■ **Aim of the task**
Retype verbatim only the lines below, starting at the one that contains "Write a Python" and ending at the one that contains "import plotly.graph_objects as go". Pictures are excluded from the copy.

■ **Records to use**
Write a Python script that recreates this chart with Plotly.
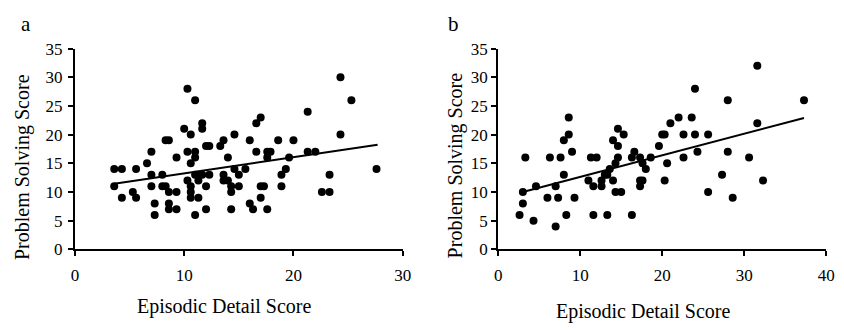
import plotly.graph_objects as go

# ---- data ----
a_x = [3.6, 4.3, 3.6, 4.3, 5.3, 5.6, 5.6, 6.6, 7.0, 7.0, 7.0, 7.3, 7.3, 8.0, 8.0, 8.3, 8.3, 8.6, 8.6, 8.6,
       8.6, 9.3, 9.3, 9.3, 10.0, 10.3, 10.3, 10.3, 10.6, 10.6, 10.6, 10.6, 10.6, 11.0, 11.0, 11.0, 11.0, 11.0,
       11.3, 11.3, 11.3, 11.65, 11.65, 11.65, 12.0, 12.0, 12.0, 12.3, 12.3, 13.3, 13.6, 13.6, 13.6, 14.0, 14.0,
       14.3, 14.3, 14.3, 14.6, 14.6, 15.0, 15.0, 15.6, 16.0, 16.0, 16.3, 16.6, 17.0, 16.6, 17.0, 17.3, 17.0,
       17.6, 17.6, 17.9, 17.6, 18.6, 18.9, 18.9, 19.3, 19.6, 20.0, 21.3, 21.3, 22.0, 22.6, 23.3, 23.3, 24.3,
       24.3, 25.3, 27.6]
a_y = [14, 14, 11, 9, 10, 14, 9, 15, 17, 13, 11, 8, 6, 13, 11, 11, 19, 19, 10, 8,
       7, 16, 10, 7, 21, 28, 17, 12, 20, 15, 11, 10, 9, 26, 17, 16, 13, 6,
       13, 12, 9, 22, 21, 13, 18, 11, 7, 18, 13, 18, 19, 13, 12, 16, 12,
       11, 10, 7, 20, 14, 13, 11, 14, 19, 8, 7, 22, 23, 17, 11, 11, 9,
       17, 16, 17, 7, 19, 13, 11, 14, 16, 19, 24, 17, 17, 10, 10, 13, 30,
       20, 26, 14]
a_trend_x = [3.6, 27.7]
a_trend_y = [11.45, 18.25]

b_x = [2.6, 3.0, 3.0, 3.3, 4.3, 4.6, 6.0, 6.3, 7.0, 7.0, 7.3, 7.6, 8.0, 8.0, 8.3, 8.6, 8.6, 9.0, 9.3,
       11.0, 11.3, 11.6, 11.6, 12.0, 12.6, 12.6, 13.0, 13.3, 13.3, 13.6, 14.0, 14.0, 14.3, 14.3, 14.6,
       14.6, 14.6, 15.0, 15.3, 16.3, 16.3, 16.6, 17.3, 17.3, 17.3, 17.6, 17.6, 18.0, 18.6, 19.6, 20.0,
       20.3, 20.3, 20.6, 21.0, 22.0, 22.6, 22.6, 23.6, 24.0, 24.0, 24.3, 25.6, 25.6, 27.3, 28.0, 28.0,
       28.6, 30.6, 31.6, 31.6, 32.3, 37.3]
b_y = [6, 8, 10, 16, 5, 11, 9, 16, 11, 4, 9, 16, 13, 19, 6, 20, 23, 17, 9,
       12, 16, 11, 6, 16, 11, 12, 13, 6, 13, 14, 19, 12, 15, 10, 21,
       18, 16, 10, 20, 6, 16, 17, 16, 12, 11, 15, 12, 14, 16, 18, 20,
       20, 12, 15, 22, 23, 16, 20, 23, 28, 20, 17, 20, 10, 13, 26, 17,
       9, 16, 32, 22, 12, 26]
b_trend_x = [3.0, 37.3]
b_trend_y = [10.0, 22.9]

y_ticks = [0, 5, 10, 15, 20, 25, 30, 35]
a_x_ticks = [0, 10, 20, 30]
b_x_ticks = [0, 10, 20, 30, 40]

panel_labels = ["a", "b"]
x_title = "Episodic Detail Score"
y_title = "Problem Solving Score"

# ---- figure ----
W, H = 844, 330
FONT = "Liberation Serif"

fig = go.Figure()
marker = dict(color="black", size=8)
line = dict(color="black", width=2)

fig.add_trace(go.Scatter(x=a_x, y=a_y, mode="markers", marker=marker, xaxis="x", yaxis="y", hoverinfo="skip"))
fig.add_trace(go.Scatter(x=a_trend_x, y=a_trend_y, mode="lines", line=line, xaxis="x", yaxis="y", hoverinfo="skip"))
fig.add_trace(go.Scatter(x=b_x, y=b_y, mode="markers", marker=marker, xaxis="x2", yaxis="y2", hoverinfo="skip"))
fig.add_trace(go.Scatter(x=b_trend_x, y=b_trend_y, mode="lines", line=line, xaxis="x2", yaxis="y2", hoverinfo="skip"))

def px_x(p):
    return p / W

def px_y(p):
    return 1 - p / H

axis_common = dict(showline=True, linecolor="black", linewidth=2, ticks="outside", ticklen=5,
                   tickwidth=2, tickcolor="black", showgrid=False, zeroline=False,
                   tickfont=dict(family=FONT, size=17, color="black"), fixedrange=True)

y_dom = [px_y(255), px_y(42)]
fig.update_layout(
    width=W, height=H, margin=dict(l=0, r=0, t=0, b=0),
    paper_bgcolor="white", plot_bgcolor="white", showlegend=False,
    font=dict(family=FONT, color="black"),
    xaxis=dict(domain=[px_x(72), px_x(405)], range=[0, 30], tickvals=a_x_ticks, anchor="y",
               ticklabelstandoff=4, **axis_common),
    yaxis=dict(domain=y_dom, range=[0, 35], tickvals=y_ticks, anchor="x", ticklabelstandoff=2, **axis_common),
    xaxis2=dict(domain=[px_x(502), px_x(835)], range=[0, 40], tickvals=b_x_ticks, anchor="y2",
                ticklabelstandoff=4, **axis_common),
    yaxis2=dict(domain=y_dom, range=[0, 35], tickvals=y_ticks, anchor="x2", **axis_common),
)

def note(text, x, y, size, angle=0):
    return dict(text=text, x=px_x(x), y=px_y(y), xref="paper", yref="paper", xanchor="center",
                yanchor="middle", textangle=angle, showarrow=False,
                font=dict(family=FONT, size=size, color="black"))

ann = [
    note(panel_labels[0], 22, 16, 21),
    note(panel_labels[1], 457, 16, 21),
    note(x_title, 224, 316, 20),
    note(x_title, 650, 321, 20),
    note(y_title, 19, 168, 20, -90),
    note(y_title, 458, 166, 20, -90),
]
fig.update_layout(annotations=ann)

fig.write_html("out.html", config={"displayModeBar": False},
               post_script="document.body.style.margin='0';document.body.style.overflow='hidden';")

* * *

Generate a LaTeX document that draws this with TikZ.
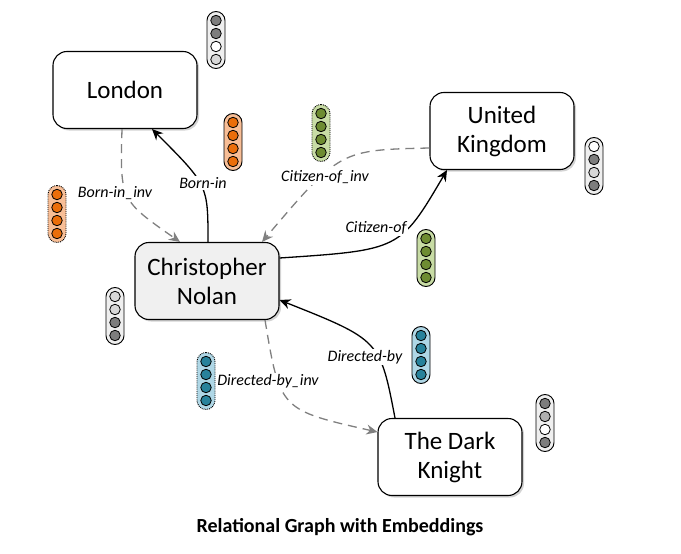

--

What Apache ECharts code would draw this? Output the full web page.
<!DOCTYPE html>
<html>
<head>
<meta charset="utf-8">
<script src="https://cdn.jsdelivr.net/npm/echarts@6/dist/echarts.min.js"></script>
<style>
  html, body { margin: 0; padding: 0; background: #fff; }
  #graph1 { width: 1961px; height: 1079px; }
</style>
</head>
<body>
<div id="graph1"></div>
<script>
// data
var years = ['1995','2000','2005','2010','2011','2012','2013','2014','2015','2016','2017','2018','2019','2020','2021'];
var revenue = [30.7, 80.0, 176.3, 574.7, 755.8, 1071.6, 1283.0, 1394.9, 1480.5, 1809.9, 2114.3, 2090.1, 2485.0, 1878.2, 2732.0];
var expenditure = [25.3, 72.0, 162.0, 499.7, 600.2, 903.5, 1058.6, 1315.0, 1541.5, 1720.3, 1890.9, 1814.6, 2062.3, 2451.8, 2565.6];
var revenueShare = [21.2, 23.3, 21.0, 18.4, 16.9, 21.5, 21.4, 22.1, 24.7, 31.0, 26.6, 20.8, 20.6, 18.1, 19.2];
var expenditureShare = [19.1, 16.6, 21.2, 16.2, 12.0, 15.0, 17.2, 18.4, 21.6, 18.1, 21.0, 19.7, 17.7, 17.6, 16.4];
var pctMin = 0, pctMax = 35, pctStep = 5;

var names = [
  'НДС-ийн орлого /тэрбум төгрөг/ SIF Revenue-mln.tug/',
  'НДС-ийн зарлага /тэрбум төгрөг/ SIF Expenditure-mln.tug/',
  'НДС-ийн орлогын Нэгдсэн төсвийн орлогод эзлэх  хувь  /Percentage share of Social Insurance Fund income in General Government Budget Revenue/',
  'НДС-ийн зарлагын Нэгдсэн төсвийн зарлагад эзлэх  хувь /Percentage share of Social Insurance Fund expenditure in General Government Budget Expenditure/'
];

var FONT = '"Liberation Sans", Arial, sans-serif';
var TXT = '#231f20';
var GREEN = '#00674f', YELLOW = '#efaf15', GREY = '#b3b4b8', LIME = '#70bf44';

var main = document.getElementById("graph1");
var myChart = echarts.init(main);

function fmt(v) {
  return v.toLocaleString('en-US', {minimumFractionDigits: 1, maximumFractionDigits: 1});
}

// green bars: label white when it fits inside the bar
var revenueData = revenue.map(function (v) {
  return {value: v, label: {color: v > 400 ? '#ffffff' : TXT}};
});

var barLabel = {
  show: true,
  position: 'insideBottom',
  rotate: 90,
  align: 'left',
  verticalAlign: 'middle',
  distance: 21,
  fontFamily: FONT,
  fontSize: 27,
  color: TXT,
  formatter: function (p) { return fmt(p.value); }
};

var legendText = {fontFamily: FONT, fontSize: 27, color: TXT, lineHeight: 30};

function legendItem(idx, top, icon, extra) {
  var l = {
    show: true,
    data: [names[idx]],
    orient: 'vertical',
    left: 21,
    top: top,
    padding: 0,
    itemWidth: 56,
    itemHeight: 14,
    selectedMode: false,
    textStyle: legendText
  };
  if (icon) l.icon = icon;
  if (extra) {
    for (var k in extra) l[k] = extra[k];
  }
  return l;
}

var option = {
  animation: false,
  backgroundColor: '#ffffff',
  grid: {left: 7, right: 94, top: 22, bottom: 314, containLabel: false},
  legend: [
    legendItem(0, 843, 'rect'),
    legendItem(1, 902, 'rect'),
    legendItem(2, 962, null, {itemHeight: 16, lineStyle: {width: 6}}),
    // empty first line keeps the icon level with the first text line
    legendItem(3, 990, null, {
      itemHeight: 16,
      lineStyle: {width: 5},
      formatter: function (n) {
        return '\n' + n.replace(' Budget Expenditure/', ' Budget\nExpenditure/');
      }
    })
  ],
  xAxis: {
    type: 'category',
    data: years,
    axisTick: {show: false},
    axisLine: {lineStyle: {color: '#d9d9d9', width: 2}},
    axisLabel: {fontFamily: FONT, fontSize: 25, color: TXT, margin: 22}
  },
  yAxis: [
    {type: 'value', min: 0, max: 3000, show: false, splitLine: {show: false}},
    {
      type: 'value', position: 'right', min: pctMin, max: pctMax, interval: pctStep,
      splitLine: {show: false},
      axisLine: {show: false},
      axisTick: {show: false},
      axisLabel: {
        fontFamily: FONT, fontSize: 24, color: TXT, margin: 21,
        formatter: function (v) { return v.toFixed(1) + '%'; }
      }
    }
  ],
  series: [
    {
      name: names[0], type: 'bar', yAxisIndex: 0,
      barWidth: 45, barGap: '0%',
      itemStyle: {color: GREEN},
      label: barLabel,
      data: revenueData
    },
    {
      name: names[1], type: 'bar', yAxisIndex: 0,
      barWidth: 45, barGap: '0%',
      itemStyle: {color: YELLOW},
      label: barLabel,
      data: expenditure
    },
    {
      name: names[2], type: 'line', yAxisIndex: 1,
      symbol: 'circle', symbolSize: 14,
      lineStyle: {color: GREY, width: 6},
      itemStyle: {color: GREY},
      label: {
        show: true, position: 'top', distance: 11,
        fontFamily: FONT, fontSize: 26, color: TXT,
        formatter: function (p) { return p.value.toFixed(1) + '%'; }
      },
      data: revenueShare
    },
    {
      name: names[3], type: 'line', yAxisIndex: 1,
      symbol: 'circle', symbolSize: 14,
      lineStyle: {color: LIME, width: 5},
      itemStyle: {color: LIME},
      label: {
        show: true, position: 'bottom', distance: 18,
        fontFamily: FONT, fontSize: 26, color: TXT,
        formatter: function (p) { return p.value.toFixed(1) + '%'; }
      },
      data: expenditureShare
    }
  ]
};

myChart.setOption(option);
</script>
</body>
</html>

■ **Completed exercise**
Write a Python script that recreates this chart with Plotly.
import plotly.graph_objects as go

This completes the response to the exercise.